Is seeing coal dust in a dream always negative?

Not always. Dust can expose the exact area that needs cleaning. The dream is preventive—highlighting burnout before total collapse—thus it is ultimately protective.

What if the hod is shiny and new but still empty?

That variant shifts the warning from neglect to premature expectation. You may be craving a role or relationship before you’ve gathered authentic fuel. Pause and “mine” personal passions first.

Does carrying the hod for a neighbor mean I should cut ties?

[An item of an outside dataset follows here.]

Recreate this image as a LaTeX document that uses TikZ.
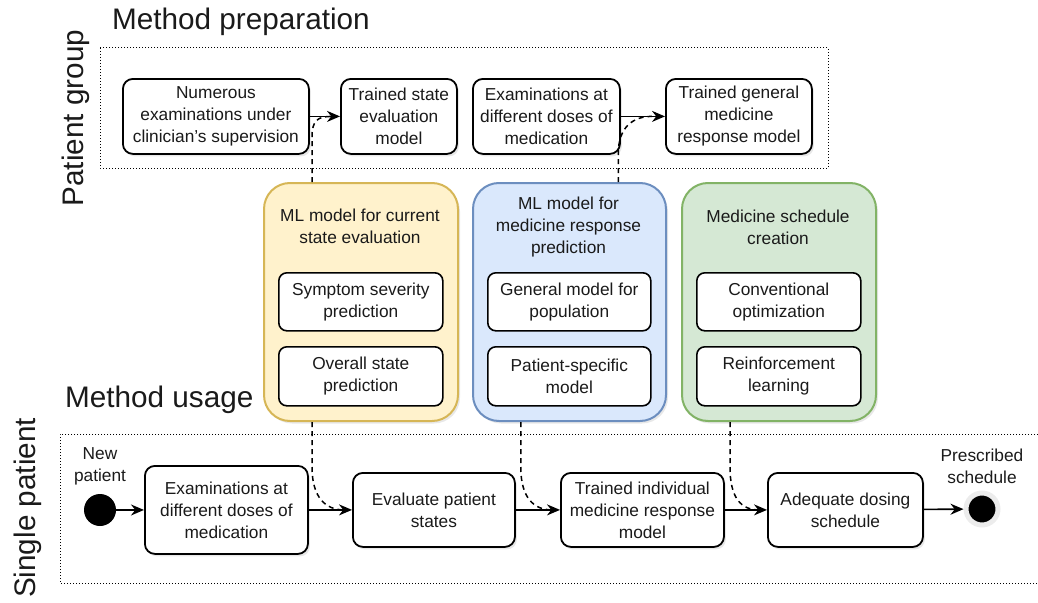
\documentclass[tikz,border=0pt]{standalone}
\usepackage{fontspec}
\setmainfont{Liberation Sans}
\usetikzlibrary{arrows.meta,shadows,calc}
\definecolor{yfill}{HTML}{FFF2CC}\definecolor{ydraw}{HTML}{D6B656}
\definecolor{bfill}{HTML}{DAE8FC}\definecolor{bdraw}{HTML}{6C8EBF}
\definecolor{gfill}{HTML}{D5E8D4}\definecolor{gdraw}{HTML}{82B366}
\definecolor{txt}{HTML}{1A1A1A}
\begin{document}
\begin{tikzpicture}[x=1pt,y=-1pt,
  every node/.style={font=\fontsize{17.3}{22}\selectfont, align=center, inner sep=0pt, text=txt},
  shad/.style={drop shadow={opacity=0.18, shadow xshift=2pt, shadow yshift=-2.5pt}},
  box/.style={draw=black, line width=1.8pt, rounded corners=10pt, fill=white, shad, anchor=north west},
  inbox/.style={draw=black, line width=1.6pt, rounded corners=8pt, fill=white, anchor=north west},
  group/.style={line width=2pt, rounded corners=26pt, shad, anchor=north west, minimum width=194, minimum height=238},
  title/.style={font=\fontsize{29.7}{34}\selectfont},
  zone/.style={draw=black, dotted, line width=1pt},
  flow/.style={-{Stealth[length=13pt,width=11pt]}, line width=1.6pt},
  dep/.style={dash pattern=on 5pt off 4pt, line width=1.5pt},
  dot/.style={circle, fill=black, minimum size=32, inner sep=0pt}
]
\useasboundingbox (0,0) rectangle (1038,602);

% titles
\node[title, anchor=base west] (mp) at (112,30) {Method preparation};
\node[title, anchor=base west] (mu) at (65,407) {Method usage};
\node[title, rotate=90, anchor=base] (pg) at (83,118) {Patient group};
\node[title, rotate=90, anchor=base] (sp) at (35,508) {Single patient};

% zones
\draw[zone] (100,48) rectangle (828,168);
\draw[zone] (1038,434) -- (60,434) -- (60,583) -- (1038,583);

% top row
\node[box, minimum width=186, minimum height=75] (n1) at (122,78) {Numerous\\examinations under\\clinician's supervision};
\node[box, minimum width=116, minimum height=75] (n2) at (340,78) {Trained state\\evaluation\\model};
\node[box, minimum width=147, minimum height=75] (n3) at (472,78) {Examinations at\\different doses of\\medication};
\node[box, minimum width=146, minimum height=75] (n4) at (665,78) {Trained general\\medicine\\response model};
\draw[flow] (n1) -- (n2);
\draw[flow] (n3) -- (n4);

% groups
\node[group, draw=ydraw, fill=yfill] (yg) at (263,182) {};
\node[group, draw=bdraw, fill=bfill, minimum width=193] (bg) at (472,182) {};
\node[group, draw=gdraw, fill=gfill] (gg) at (681,182) {};
\node (yt) at (360,226) {ML model for current\\state evaluation};
\node (bt) at (568.5,227) {ML model for\\medicine response\\prediction};
\node (gt) at (778,227) {Medicine schedule\\creation};
\node[inbox, minimum width=164, minimum height=58] (y1) at (278,272) {Symptom severity\\prediction};
\node[inbox, minimum width=164, minimum height=59] (y2) at (278,346) {Overall state\\prediction};
\node[inbox, minimum width=163, minimum height=58] (b1i) at (487,272) {General model for\\population};
\node[inbox, minimum width=163, minimum height=59] (b2i) at (487,346) {Patient-specific\\model};
\node[inbox, minimum width=164, minimum height=58] (g1) at (696,272) {Conventional\\optimization};
\node[inbox, minimum width=164, minimum height=59] (g2) at (696,346) {Reinforcement\\learning};

% bottom row
\node[dot] (start) at (100,510) {};
\node (np) at (100,466) {New\\patient};
\node[box, minimum width=163, minimum height=88] (b1) at (144,465) {Examinations at\\different doses of\\medication};
\node[box, minimum width=162, minimum height=74] (b2) at (352,472) {Evaluate patient\\states};
\node[box, minimum width=163, minimum height=74] (b3) at (560,472) {Trained individual\\medicine response\\model};
\node[box, minimum width=155, minimum height=74] (b4) at (767,472) {Adequate dosing\\schedule};
\node[circle, draw=gray!15, line width=5pt, fill=black, minimum size=32] (end) at (982,509) {};
\node (ps) at (982,466) {Prescribed\\schedule};
\draw[flow] (start) -- (b1);
\draw[flow] (b1) -- (b2);
\draw[flow] (b2) -- (b3);
\draw[flow] (b3) -- (b4);
\draw[flow] (b4) -- (end);

% dependency connectors
\coordinate (t1) at ($(n2.west)+(-8,0)$);
\coordinate (t2) at ($(n4.west)+(-13,0)$);
\coordinate (u1) at ($(b2.west)+(-8,0)$);
\coordinate (u2) at ($(b3.west)+(-8,0)$);
\coordinate (u3) at ($(b4.west)+(-8,0)$);
\coordinate (ya) at ($(yg.north west)!0.25!(yg.north east)$);
\coordinate (ba) at ($(bg.north west)!0.75!(bg.north east)$);
\coordinate (yb) at ($(yg.south west)!0.25!(yg.south east)$);
\coordinate (bb) at ($(bg.south west)!0.25!(bg.south east)$);
\coordinate (gb) at ($(gg.south west)!0.25!(gg.south east)$);
\draw[dep] (ya) -- ++(0,-45) .. controls ($(ya)+(0,-62)$) and ($(t1)+(-14,0)$) .. (t1);
\draw[dep] (ba) -- ++(0,-28) .. controls ($(ba)+(0,-56)$) and ($(t2)+(-18,0)$) .. (t2);
\draw[dep] (yb) -- ++(0,45) .. controls ($(yb)+(0,76)$) and ($(u1)+(-18,0)$) .. (u1);
\draw[dep] (bb) -- ++(0,45) .. controls ($(bb)+(0,76)$) and ($(u2)+(-18,0)$) .. (u2);
\draw[dep] (gb) -- ++(0,45) .. controls ($(gb)+(0,76)$) and ($(u3)+(-18,0)$) .. (u3);
\end{tikzpicture}
\end{document}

It means examine the energetic contract. If you can shift to mutual support—sharing the load rather than sole carrier—the relationship harmonizes. Sweep the dust together; warmth returns.

Summary

A coal hod with dust is the subconscious ledger of reckless emotional expenditure, asking you to acknowledge grief and reclaim your remaining fire. Clean the vessel, ration your fuel, and the same dream that chilled you can ignite conscious warmth.

From the 1901 Archives

"To dream of a coal-hod, denotes that grief will be likely to fill a vacancy made by reckless extravagance. To see your neighbor carrying in hods, foretells your surroundings will be decidedly distasteful and inharmonious."